I've read so much recently...just really getting into the grit of my undergraduate college career as an artist and have really been moved by the concept that the process of art making is as simple as addition and subtraction.  Its mark making and the rendering of my subconscious and worldly issues, experiences, and thoughts on panel.  Its the window into my life, my soul.  I've decided that here on out I will work in square format.  It removed the automatic decision of my audience that my work should be horizontal or vertical.  I am really working at allowing the viewer to feel as though he or she can reach into or walk into the window of my mind.  I've been moved by the work of Hyunmee Lee and Jean-Michele Basquiat, hence the square format and mark making aspect and the freedom to make marks in an almost childish way and resort to works and phrases also.  I feel as though I am really growing as an artist, and as a result of the meditative experience, I am growing as an individual.  My REALM series has really been growing, or should I say, evolving and becoming stronger in my effort to put myself in my work. 


"Realm 3 (Premature Autopsy)
D.LAMAR 2011
48" x 48"


Saturday, May 21, 2011

Black Art or Black Artist

 I ran into someone today that saw my most recent painting, "Realm 2" and made the statement: "Oh wow, thats really nice, I really like Black Art"..I guess my question is, why is my work still being classified as "Black Art"? I really don't even like to use the color black in my paintings often, I like a real deep violet. I mean yeah, I'm a Black Artist by root...but I never knew my subconscious had a color.



"Realm 2"
D.LAMAR 2011
6ft x 4ft
now placed on display today at L'Jua's Bar and Grill in Albany, Ga


Thursday, May 19, 2011

Friday, April 22, 2011

Recollections and Review

Recently I have been having a lot of dreams involving my family and friends, more so lost memories.  I had a dream the other day where I go a chance to go back in time and speak with my mother who passed away when I was 12.  All the while, I conversed and got to see her from other peoples' perspectives and also remembered asking her questions about how she raised me as a baby.  I don't remember any of the questions, but the majority of the imagery in the dream is still very vivid now.  I even saw my old neighbor, someone who was like an aunt to me, as she warned me of the dangers of crossing the street and not looking both ways.  Ironcally, my grandmother just spoke with her a few days ago.  This dream really fueled 2 pieces I just completed in sculpture and design 2 class.  At first I was a little skeptical about them because they were sort of rushed, but now that they are complete and have been seen by others, their opinions and commentaries on the pieces put me at ease.  Its funny how my mind works and how a simple opinion can make or break an attitude. 
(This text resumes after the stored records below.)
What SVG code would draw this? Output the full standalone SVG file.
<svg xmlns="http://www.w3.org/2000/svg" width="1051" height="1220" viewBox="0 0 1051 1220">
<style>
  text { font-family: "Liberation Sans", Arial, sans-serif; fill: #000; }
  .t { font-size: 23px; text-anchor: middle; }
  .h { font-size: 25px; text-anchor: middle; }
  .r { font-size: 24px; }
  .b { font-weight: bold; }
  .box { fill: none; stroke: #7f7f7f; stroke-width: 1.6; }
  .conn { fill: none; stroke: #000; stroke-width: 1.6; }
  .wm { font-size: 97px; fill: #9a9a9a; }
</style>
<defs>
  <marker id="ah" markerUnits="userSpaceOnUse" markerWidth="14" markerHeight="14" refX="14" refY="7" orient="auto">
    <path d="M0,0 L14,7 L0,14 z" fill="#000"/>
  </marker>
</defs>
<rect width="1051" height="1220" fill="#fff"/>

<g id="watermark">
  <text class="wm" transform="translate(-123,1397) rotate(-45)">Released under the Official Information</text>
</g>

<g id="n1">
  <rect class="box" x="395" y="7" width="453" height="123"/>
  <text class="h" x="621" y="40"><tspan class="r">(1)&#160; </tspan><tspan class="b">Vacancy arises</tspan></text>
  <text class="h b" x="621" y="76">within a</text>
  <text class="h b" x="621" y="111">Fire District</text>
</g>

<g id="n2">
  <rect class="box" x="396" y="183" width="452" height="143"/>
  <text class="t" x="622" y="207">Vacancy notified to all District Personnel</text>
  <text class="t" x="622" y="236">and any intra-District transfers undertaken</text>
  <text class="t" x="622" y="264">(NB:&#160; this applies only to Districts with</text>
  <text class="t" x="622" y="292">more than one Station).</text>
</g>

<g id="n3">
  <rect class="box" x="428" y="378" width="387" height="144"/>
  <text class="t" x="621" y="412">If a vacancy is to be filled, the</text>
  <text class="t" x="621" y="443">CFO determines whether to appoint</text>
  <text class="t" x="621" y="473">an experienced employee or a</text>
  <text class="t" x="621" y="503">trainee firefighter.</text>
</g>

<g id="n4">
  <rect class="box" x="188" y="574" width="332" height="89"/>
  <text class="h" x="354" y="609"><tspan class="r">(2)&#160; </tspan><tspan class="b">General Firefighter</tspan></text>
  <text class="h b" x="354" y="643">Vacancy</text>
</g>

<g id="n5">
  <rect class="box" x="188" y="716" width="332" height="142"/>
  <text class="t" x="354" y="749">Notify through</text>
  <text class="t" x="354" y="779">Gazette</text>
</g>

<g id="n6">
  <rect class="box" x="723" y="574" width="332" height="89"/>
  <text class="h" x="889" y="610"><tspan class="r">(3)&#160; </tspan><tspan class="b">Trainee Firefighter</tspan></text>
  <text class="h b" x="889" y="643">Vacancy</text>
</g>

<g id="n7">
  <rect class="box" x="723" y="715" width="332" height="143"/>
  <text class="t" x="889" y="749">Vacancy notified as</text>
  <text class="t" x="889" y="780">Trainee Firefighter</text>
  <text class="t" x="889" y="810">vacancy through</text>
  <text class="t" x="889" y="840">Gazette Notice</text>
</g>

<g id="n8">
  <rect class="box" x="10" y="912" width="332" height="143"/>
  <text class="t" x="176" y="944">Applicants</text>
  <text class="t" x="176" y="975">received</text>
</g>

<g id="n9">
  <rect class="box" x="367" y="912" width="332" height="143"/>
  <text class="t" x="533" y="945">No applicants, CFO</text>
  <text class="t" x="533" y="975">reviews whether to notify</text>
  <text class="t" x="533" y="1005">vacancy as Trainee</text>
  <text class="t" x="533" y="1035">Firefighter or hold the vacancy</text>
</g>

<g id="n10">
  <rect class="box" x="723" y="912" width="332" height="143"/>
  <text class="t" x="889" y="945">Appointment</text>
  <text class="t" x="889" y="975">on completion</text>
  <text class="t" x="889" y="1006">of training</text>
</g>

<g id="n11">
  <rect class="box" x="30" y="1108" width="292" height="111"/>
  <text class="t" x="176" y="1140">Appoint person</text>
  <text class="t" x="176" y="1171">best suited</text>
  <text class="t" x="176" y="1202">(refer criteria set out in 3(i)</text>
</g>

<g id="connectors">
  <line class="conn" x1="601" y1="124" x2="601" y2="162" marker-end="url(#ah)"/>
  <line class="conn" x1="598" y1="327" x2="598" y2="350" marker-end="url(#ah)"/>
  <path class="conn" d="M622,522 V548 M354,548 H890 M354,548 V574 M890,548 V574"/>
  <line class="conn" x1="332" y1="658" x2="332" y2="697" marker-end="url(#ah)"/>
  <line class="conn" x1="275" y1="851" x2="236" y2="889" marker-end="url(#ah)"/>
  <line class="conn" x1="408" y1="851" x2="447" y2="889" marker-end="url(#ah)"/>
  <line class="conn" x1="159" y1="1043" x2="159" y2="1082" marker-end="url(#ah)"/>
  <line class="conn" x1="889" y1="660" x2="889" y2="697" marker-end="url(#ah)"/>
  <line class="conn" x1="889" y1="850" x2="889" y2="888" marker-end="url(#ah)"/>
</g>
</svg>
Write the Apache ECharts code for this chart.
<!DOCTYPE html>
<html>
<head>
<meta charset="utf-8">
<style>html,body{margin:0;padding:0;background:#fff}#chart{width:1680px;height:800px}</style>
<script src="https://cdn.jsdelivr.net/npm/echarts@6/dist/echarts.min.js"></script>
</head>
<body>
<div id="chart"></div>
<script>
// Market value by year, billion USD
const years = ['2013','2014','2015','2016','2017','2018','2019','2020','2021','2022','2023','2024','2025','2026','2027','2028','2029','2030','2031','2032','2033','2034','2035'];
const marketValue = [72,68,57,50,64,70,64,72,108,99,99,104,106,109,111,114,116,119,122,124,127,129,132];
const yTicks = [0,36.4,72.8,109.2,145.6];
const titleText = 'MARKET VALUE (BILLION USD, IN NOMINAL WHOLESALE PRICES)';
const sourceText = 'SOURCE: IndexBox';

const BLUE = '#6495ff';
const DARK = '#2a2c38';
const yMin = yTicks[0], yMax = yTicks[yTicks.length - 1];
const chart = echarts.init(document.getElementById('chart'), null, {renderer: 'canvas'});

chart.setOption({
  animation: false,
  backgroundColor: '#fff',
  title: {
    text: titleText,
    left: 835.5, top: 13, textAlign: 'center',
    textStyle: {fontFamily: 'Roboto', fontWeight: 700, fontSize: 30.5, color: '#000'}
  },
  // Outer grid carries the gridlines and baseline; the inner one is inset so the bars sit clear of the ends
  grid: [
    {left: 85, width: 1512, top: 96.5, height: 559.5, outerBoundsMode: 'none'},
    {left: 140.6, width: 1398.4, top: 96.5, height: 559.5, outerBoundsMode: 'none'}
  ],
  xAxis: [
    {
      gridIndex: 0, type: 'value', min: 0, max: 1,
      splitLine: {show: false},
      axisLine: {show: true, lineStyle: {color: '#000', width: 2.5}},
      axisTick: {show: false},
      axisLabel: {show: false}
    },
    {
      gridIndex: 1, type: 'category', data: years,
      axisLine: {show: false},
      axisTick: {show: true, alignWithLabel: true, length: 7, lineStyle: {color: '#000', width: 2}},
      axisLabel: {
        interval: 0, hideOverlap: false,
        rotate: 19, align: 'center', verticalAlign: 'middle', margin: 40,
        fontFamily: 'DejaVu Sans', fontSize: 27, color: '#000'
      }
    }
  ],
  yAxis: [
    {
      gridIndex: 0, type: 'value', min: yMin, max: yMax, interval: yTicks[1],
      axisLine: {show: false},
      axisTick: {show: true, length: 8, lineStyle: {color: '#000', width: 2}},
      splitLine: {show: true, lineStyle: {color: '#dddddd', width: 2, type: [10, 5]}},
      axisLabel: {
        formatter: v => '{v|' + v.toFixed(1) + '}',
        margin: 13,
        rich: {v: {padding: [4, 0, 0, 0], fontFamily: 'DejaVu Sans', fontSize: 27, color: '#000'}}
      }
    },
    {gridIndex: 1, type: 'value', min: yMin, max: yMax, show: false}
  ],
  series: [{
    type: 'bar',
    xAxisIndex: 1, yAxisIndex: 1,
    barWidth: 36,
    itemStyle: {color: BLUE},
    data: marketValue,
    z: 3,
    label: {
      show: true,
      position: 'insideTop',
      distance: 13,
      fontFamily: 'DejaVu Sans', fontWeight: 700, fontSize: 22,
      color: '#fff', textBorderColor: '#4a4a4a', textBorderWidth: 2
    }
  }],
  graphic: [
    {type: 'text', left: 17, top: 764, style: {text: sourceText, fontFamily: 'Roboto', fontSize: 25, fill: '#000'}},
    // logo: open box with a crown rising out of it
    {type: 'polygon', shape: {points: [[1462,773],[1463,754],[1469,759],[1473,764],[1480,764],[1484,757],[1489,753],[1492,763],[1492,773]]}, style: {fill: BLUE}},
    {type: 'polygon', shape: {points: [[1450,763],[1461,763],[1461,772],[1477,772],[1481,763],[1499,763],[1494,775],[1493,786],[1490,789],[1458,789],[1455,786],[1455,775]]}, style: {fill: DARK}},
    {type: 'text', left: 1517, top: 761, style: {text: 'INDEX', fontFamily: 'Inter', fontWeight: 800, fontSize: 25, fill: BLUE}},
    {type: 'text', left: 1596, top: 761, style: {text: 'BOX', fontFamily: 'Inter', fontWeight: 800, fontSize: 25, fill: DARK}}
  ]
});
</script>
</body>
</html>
A lot of my inspiration has been coming from the works of figurative and abstract artists like Harry Ally, Gustav Klimt, Egon Schiele, and Manuel Neri, but still stemming from lost memories, patterns that really interest me, and relationships lost.  I feel that by me addressing these issues head on in my paintings and sculptures, I am getting closer the peace and clarity that I know is still not going to be attained until I move on from this PLACE in my life.  By PLACE, I am giving no set location, but really just a short/brief period of my life.  There is still a lot of uncertainty and fog that lingers and I know I just have to keep moving through it to find an alternate path.  I guess its just a part of growing up.